Set down, exactly as written, the lines from the top of the data to the line that holds "import * as", and omit the pictures.

--- start ---

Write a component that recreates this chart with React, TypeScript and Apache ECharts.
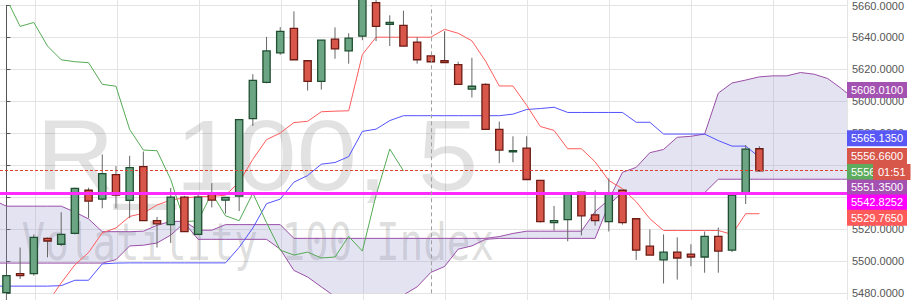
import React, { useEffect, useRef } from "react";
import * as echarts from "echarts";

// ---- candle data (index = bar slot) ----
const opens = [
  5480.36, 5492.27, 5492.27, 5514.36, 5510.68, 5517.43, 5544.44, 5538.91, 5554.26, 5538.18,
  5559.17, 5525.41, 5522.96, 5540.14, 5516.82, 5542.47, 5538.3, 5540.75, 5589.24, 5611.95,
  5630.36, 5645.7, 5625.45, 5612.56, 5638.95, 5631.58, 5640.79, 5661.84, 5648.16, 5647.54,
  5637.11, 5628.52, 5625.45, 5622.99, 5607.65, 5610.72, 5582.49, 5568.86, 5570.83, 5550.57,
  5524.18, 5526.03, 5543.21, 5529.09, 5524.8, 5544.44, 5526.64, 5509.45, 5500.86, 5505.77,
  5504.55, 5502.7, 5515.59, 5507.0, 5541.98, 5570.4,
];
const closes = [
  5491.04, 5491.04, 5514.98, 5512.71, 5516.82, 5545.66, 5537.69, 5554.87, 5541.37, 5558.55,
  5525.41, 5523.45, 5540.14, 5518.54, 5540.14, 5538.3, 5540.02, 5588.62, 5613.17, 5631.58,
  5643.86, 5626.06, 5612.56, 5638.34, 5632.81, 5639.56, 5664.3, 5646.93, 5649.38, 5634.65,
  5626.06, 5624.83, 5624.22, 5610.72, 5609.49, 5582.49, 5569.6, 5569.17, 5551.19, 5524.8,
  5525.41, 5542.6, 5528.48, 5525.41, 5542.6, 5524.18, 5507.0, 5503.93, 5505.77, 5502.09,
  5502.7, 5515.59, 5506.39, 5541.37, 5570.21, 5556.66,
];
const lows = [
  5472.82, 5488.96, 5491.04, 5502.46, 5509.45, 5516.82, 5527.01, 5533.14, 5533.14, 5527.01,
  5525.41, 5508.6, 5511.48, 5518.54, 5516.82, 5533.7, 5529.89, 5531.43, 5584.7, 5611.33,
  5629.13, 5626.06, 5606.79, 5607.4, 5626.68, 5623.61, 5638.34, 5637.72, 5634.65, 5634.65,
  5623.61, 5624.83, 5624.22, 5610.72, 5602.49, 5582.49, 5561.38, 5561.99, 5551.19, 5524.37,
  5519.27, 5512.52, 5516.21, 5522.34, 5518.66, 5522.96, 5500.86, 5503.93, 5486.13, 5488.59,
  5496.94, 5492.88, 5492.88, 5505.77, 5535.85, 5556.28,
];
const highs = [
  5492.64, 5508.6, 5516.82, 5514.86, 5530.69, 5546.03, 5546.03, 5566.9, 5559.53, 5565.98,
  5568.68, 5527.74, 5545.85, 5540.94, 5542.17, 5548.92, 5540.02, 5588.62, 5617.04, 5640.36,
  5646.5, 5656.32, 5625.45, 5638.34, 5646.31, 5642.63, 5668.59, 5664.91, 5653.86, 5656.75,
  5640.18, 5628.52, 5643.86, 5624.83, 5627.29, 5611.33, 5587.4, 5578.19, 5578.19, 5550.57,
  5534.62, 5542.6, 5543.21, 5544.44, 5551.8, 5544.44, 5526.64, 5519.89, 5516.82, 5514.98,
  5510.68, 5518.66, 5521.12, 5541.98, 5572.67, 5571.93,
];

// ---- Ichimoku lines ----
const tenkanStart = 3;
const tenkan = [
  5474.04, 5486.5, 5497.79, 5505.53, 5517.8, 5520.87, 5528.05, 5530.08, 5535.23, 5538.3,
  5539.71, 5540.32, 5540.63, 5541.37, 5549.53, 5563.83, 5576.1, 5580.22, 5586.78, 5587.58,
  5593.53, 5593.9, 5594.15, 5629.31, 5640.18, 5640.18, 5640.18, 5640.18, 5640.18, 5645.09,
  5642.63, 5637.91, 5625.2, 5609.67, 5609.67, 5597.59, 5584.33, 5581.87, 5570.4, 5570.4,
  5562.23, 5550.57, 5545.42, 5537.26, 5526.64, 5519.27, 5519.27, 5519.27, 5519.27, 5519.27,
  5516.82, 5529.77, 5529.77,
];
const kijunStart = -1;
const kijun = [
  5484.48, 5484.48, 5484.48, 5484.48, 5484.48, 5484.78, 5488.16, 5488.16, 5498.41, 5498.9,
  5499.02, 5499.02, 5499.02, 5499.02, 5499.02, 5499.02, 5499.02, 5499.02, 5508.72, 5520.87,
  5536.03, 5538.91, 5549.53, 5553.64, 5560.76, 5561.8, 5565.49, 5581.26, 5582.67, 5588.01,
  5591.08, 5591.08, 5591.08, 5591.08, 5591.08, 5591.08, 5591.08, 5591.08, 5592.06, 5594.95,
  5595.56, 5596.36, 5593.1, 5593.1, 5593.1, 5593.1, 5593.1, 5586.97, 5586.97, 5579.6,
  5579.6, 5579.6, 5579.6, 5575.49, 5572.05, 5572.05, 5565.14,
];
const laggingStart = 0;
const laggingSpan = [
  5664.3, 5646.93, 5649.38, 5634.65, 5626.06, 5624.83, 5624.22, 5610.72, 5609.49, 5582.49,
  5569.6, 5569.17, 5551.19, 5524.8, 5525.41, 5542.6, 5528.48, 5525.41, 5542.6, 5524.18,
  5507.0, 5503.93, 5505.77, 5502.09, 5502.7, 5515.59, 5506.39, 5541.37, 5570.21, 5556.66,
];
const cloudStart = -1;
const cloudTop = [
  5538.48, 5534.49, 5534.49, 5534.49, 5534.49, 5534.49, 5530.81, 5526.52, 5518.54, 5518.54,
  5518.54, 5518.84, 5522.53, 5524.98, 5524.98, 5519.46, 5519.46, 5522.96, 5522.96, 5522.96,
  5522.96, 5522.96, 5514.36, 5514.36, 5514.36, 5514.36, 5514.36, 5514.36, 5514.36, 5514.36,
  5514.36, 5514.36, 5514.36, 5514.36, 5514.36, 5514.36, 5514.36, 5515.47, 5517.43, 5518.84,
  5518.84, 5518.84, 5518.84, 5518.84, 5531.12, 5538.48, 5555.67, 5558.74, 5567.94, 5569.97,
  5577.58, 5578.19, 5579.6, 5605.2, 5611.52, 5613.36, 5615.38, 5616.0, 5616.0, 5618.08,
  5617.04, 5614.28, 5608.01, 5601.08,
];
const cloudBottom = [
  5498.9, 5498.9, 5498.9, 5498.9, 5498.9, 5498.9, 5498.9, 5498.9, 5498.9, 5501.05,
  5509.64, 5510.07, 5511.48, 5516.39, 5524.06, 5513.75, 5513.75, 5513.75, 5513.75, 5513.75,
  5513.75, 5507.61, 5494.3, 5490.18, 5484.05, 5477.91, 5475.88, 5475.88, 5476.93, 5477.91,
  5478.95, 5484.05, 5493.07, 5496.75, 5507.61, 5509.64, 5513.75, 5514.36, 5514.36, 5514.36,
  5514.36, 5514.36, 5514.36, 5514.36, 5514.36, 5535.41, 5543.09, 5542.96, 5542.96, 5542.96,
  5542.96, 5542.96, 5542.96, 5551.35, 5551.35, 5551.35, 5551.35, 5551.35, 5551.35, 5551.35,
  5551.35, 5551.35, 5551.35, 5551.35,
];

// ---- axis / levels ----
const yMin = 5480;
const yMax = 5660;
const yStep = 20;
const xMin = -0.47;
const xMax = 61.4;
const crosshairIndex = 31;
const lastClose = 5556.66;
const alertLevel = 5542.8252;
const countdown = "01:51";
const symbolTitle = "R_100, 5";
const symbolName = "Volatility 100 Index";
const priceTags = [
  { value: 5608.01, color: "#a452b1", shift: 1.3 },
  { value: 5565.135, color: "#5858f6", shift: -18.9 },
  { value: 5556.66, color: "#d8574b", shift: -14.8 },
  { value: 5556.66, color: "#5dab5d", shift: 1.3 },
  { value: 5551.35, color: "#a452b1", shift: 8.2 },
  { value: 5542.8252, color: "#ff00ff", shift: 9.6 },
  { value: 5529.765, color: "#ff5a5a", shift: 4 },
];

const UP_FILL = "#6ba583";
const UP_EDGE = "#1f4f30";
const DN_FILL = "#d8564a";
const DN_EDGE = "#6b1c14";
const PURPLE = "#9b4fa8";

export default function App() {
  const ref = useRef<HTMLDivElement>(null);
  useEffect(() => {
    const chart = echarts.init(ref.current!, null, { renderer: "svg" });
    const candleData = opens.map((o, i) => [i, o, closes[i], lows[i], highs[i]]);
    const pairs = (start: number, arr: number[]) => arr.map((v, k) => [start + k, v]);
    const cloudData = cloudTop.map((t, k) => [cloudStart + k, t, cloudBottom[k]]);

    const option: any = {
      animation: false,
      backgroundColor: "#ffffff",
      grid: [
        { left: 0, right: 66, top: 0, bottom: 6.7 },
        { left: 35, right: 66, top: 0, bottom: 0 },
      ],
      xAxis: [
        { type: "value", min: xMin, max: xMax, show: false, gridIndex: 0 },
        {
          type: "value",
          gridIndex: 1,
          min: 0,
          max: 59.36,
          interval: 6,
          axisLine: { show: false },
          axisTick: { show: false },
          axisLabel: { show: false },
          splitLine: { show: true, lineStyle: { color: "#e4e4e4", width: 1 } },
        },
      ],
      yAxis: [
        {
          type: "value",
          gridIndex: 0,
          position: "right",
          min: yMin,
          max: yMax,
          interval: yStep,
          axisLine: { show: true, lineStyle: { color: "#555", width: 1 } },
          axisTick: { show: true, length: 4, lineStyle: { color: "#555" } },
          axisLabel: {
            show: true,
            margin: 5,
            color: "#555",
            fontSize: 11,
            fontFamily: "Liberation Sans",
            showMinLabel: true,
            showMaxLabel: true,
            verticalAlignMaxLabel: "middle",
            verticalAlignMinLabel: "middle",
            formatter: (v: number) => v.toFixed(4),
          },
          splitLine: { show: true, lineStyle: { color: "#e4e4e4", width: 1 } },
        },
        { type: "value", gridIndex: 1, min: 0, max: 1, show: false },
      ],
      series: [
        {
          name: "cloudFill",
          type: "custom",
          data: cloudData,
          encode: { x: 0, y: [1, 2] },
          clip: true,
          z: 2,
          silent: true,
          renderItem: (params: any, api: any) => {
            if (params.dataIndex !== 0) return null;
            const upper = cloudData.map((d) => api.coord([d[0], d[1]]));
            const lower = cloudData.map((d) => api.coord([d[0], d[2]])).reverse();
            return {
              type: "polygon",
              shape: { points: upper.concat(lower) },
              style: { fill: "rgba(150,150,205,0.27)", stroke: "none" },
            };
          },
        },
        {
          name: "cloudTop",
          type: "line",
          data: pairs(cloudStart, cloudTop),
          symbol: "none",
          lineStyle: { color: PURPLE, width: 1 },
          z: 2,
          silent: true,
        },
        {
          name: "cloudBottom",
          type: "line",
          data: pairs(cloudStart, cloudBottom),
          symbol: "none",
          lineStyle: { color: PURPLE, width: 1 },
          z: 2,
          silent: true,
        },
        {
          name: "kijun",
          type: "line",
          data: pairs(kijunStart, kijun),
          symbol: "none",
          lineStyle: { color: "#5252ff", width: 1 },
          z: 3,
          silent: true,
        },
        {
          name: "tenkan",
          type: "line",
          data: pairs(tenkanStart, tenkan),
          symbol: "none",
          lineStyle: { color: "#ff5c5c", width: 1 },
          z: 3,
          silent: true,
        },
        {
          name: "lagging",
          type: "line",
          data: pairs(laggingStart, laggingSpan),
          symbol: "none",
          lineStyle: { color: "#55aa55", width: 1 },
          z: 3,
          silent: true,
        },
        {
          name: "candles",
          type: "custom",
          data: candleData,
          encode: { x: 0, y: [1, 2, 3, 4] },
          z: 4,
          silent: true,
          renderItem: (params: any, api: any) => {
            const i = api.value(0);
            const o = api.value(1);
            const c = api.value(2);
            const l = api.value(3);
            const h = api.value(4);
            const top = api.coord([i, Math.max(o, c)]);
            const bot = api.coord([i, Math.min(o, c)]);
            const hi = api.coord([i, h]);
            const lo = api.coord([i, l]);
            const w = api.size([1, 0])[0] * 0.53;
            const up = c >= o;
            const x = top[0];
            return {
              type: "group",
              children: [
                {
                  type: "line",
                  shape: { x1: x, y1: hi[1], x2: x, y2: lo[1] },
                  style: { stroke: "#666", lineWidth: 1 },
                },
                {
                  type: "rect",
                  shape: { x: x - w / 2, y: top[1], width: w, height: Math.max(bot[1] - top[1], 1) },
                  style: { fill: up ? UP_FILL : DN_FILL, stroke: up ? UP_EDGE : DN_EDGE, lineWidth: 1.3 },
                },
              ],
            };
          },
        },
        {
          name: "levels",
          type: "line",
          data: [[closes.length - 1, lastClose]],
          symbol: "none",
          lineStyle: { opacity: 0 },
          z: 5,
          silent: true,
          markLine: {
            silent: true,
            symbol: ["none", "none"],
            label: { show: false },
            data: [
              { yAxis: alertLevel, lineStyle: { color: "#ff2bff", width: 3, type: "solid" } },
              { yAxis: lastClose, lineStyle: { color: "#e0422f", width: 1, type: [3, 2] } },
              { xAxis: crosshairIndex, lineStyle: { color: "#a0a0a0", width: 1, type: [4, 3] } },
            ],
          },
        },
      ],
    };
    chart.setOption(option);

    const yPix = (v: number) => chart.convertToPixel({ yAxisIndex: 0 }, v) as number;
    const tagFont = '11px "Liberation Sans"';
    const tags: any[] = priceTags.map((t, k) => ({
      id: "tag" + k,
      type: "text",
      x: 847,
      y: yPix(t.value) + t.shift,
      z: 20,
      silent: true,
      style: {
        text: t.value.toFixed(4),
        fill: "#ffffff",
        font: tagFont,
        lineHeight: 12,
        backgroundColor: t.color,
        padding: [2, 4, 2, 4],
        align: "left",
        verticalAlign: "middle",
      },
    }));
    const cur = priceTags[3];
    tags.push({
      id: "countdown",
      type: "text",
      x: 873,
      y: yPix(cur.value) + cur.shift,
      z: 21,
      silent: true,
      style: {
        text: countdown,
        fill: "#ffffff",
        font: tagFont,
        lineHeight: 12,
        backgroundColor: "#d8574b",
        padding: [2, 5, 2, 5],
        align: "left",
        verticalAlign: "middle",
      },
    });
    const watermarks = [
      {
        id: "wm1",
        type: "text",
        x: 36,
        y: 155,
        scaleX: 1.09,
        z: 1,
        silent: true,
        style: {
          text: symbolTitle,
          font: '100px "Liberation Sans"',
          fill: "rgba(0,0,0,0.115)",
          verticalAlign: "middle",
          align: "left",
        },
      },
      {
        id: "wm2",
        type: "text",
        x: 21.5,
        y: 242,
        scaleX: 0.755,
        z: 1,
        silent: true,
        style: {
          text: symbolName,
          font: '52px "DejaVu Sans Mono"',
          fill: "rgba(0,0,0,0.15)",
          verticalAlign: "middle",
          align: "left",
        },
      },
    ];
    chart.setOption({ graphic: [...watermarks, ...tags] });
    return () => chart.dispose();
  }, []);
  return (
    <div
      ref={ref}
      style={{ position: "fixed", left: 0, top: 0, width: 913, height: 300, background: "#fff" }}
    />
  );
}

--- end ---

▶ _TASK RESULT_:
Write a component that recreates this chart with React, TypeScript and Apache ECharts.
import React, { useEffect, useRef } from "react";
import * as echarts from "echarts";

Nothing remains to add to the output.